EXERCISE TASK: Examine the material below and count the lines that hold the word "using". Report only the number.

[Start DATA PROVIDED]

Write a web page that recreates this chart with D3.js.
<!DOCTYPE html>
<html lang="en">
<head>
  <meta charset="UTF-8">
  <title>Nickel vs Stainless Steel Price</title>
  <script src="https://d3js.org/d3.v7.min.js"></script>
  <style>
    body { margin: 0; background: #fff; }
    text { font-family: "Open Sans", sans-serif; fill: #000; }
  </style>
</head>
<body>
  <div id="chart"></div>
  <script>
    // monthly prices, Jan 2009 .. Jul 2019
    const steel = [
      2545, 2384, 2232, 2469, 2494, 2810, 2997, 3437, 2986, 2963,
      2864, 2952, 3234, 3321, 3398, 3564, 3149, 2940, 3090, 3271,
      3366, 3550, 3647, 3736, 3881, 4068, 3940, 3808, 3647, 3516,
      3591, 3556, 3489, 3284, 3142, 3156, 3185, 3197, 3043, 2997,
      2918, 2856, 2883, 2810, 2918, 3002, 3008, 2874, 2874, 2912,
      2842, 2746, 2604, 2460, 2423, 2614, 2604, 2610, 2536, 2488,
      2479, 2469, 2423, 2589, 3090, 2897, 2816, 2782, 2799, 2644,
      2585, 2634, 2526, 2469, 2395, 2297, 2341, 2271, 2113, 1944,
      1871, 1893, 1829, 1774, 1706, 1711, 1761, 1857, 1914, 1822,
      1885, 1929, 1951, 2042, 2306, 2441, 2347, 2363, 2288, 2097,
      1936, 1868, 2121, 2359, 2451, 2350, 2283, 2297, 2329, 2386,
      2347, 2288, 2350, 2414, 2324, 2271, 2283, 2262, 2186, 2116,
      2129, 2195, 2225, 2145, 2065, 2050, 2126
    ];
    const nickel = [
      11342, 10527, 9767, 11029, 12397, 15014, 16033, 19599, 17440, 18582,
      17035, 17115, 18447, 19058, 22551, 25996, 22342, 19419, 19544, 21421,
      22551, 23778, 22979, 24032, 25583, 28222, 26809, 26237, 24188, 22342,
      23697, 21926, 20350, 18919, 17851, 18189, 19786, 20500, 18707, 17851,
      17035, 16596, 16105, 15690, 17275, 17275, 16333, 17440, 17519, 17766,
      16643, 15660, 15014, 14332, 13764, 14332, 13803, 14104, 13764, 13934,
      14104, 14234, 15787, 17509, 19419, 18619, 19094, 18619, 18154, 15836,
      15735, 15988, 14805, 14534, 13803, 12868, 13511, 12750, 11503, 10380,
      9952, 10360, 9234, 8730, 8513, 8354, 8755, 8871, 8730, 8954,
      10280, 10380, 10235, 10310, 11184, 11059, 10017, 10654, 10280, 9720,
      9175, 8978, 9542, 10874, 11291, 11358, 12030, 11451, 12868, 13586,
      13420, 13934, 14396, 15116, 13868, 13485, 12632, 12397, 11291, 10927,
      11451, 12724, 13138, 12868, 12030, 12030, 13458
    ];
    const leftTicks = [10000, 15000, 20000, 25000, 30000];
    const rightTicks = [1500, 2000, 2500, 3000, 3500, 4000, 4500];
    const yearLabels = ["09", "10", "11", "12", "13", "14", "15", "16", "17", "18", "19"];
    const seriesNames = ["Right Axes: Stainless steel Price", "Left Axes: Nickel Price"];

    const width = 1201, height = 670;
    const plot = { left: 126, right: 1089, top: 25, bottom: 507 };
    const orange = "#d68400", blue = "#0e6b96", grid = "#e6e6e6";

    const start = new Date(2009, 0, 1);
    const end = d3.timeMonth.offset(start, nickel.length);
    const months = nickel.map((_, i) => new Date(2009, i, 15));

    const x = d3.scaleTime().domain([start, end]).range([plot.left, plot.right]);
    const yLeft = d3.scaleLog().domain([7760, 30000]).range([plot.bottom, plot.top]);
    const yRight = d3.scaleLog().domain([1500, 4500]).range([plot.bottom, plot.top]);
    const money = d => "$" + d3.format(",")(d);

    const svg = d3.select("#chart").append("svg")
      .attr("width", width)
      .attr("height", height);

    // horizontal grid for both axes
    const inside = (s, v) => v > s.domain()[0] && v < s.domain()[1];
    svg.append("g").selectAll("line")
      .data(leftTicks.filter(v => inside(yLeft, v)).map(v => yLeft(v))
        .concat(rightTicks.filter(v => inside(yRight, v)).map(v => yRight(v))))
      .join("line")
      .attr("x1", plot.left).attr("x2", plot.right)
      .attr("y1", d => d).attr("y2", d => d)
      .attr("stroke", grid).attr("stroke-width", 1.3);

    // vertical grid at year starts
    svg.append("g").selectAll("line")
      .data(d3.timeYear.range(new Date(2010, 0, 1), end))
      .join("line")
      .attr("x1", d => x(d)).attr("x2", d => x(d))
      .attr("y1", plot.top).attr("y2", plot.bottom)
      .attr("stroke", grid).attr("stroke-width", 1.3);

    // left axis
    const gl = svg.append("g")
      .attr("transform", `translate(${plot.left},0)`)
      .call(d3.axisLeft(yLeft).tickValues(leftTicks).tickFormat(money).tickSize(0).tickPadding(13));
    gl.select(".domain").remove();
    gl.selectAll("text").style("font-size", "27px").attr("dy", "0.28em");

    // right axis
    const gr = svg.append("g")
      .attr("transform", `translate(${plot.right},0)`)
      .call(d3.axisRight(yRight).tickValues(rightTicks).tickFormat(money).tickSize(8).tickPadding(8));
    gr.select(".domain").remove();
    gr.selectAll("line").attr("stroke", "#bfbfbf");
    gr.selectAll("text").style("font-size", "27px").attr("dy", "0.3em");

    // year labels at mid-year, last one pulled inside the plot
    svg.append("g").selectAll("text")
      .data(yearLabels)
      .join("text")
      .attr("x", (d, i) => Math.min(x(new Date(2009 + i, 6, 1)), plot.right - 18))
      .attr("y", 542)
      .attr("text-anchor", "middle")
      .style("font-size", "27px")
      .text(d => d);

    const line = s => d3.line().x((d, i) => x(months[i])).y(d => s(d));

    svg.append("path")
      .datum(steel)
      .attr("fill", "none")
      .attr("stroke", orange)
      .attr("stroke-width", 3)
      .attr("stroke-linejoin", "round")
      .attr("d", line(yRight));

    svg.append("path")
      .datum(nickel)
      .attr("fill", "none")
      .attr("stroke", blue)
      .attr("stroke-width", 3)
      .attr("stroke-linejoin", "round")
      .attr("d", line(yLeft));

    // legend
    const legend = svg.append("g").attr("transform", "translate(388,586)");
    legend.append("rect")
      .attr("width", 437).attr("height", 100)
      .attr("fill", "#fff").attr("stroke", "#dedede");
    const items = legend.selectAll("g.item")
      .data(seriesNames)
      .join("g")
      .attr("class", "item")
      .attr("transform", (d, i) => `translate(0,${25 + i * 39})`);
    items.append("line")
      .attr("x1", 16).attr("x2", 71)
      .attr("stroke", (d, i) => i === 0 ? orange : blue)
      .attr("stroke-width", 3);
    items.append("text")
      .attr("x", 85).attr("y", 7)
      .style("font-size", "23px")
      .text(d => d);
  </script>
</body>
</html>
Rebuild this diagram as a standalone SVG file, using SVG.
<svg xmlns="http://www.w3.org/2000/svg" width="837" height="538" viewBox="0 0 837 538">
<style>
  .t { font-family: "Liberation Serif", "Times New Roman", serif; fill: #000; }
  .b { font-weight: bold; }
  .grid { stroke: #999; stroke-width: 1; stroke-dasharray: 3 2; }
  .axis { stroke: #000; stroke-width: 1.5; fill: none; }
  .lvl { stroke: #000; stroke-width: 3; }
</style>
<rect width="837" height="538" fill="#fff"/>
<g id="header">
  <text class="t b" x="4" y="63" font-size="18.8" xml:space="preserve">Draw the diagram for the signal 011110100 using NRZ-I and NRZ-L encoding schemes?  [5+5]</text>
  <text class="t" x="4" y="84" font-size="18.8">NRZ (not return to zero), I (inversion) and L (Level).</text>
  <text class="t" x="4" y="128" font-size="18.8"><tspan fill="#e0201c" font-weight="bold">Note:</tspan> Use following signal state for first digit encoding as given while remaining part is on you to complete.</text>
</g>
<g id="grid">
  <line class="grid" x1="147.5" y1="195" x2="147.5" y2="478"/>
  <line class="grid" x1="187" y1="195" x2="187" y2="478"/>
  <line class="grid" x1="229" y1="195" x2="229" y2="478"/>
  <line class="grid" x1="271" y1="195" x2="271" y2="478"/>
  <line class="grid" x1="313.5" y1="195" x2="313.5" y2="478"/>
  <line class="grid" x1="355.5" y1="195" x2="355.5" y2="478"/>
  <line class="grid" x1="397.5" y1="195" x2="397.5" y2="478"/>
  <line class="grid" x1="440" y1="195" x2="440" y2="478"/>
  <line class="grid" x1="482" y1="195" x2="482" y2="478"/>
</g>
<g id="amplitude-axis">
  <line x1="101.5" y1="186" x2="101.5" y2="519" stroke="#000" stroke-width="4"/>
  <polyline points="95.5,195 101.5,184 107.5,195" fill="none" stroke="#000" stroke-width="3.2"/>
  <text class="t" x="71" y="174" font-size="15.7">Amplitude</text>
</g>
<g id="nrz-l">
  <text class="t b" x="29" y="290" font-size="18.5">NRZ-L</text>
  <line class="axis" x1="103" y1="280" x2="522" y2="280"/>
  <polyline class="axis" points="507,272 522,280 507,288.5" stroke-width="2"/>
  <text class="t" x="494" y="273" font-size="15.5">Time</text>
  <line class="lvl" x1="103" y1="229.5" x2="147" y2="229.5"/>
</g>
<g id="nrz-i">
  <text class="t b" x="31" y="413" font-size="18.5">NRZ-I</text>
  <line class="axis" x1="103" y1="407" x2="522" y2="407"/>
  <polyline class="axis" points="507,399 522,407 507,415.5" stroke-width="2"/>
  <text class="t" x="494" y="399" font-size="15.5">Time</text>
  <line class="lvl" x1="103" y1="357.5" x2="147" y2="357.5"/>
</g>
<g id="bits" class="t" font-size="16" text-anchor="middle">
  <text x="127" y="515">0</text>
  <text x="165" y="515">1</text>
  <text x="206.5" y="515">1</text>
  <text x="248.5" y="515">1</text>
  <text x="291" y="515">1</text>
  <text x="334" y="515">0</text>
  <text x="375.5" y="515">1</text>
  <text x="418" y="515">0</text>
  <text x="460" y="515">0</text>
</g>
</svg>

[End DATA PROVIDED]

FINAL ANSWER: 2